Being the author of the series, I'm biased. But I believe it could be helpful. In my experience, Kdenlive is one of the best editors out there, period. I'm not saying it couldn't use some additional features and/or polish (what app can't?). But nowadays I shoot video just as an excuse to edit in Kdenlive!
Kdenlive is amazing. I used it to edit my 100% foss animation "Clocked In", which won an award for best animated film at the diy film festival and played in many other festivals. (http://clockedin.ahloe.com)
If it had a unified keyframing system for all effects and settings, it would soar.
Sadly, kdenlive rendering and other things are screwed up in ubuntu 12.04 (still in beta). I think there are some major bugs in MLT or ffmpeg in the 12.04 repos, because other applications are being weird too.
Sadly I'm not the right person to know if it's the program, packaging, or other distro stuff. I use medibuntu libav packages, but the problems happen anyway. Hopefully when the sunab PPA is up for Ubuntu 12.04 it will be fixed.
People shouldn't really have to use a PPA though, but that's the state of Ubuntu packaging/distribution. It's stubborn, and it thinks it can do a better job maintaining and caring for the software experience than the program's developers, which doesn't work too well.
Nice edits! I approve mostly! I was half awake when typing that comment.
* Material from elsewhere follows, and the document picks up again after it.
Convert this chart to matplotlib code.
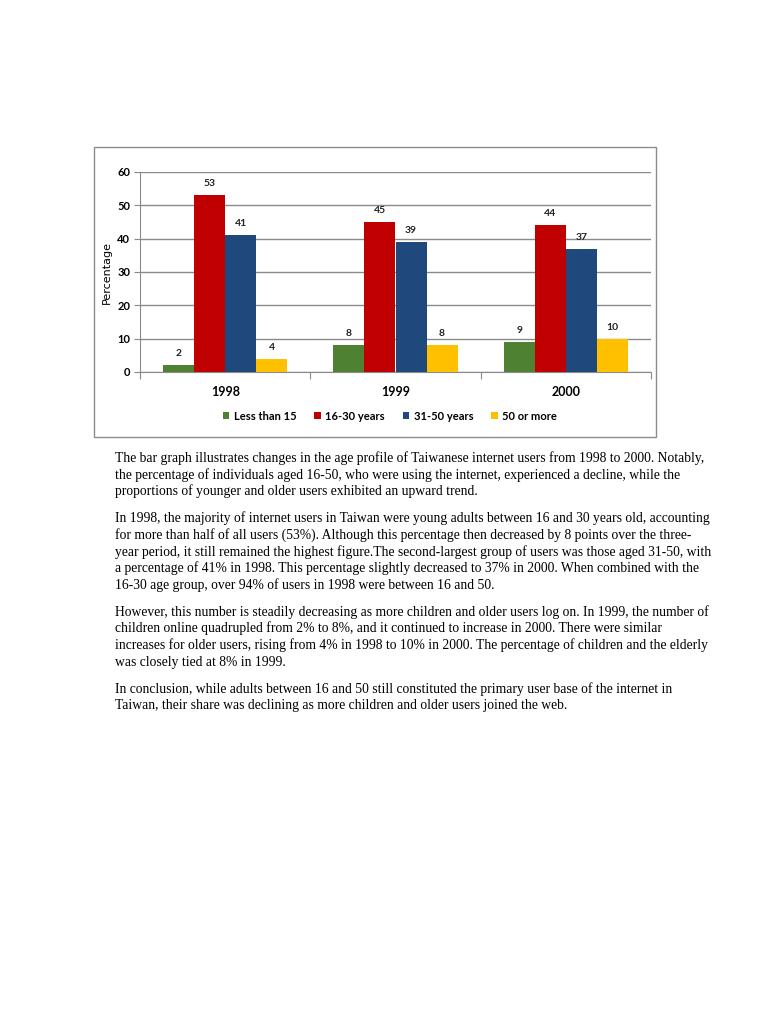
import numpy as np
import matplotlib.pyplot as plt
from matplotlib.patches import Rectangle

years = ["1998", "1999", "2000"]
groups = ["Less than 15", "16-30 years", "31-50 years", "50 or more"]
less_15 = [2, 8, 9]
age_16_30 = [53, 45, 44]
age_31_50 = [41, 39, 37]
over_50 = [4, 8, 10]
colors = ["#4f8132", "#c00000", "#1f497d", "#ffc000"]

paragraphs = [
    ["The bar graph illustrates changes in the age profile of Taiwanese internet users from 1998 to 2000. Notably,",
     "the percentage of individuals aged 16-50, who were using the internet, experienced a decline, while the",
     "proportions of younger and older users exhibited an upward trend."],
    ["In 1998, the majority of internet users in Taiwan were young adults between 16 and 30 years old, accounting",
     "for more than half of all users (53%). Although this percentage then decreased by 8 points over the three-",
     "year period, it still remained the highest figure.The second-largest group of users was those aged 31-50, with",
     "a percentage of 41% in 1998. This percentage slightly decreased to 37% in 2000. When combined with the",
     "16-30 age group, over 94% of users in 1998 were between 16 and 50."],
    ["However, this number is steadily decreasing as more children and older users log on. In 1999, the number of",
     "children online quadrupled from 2% to 8%, and it continued to increase in 2000. There were similar",
     "increases for older users, rising from 4% in 1998 to 10% in 2000. The percentage of children and the elderly",
     "was closely tied at 8% in 1999."],
    ["In conclusion, while adults between 16 and 50 still constituted the primary user base of the internet in",
     "Taiwan, their share was declining as more children and older users joined the web."],
]

W, H = 768, 1024
fig = plt.figure(figsize=(7.68, 10.24), dpi=100)
fig.patch.set_facecolor("white")

# chart frame
fig.patches.append(Rectangle((94 / W, 1 - 437 / H), 562 / W, 290 / H,
                             transform=fig.transFigure, fill=False,
                             edgecolor="#8c8c8c", linewidth=1))

ax = fig.add_axes([140 / W, 1 - 372 / H, 511 / W, 200 / H])
series = [less_15, age_16_30, age_31_50, over_50]
x = np.arange(len(years))
bw = 0.182
for i, (vals, name, c) in enumerate(zip(series, groups, colors)):
    pos = x + (i - 1.5) * bw
    bars = ax.bar(pos, vals, bw, color=c, label=name, zorder=3)
    for b, v in zip(bars, vals):
        ax.annotate(str(v), (b.get_x() + bw / 2, v), xytext=(0, 5),
                    textcoords="offset points", ha="center", va="bottom",
                    fontsize=7.5, fontweight="bold", family="Lato", color="#222222")

ax.set_ylim(0, 60)
ax.set_xlim(-0.5, 2.5)
ax.set_yticks(range(0, 61, 10))
ax.yaxis.grid(True, color="#8a8a8a", linewidth=1, zorder=0)
ax.set_axisbelow(True)
for s in ["top", "right"]:
    ax.spines[s].set_visible(False)
for s in ["left", "bottom"]:
    ax.spines[s].set_color("#8a8a8a")
ax.tick_params(axis="y", length=4, color="#8a8a8a", labelsize=8, pad=3)
for t in ax.get_yticklabels():
    t.set_family("Lato")
    t.set_fontweight("bold")

ax.set_xticks([-0.5, 0.5, 1.5, 2.5])
ax.set_xticklabels([])
ax.tick_params(axis="x", which="major", length=5, color="#8a8a8a")
ax.set_xticks(x, minor=True)
ax.set_xticklabels(years, minor=True, fontsize=9, fontweight="bold", family="Lato")
ax.tick_params(axis="x", which="minor", length=0, pad=10)

ax.set_ylabel("Percentage", fontsize=8, family="DejaVu Sans", labelpad=4)

fig.legend(loc="center", bbox_to_anchor=(390 / W, 1 - 416 / H), ncol=4,
           frameon=False, handlelength=0.6, handleheight=0.6, handletextpad=0.4,
           columnspacing=1.6, prop={"family": "Lato", "weight": "bold", "size": 8})

# body text
y = 458
for para in paragraphs:
    for line in para:
        fig.text(115 / W, 1 - y / H, line, fontsize=9.85, family="Liberation Serif",
                 va="center", ha="left", color="black")
        y += 16.8
    y += 9.7

fig.savefig("out.png", dpi=100)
Ubuntu 12.04 is definitely still in beta, but I doubt the issue will be resolved before release knowing Ubuntu.
The only thing I'd make clear is my comment towards packaging and distribution extends beyond Ubuntu. I'm talking about the default packaging and distribution method for most distros. Some cool projects are out there like "appimages", but those projects are narrow-minded (don't care about 64-bit, don't want to include kde programs)but more importantly need help from desktops/file managers for integration. I think KDE could pioneer the application bundle integration system because nepomuk is so amazing. Nepomuk could see those files as an application class, and search and launch them as such. But this is overall getting wayyy off topic I apologize.
KDEnlive is an excellent tool for video editing. I donated to this project's fundraising page earlier this year because I use KDEnlive and wanted to show my appreciation. I am glad I did.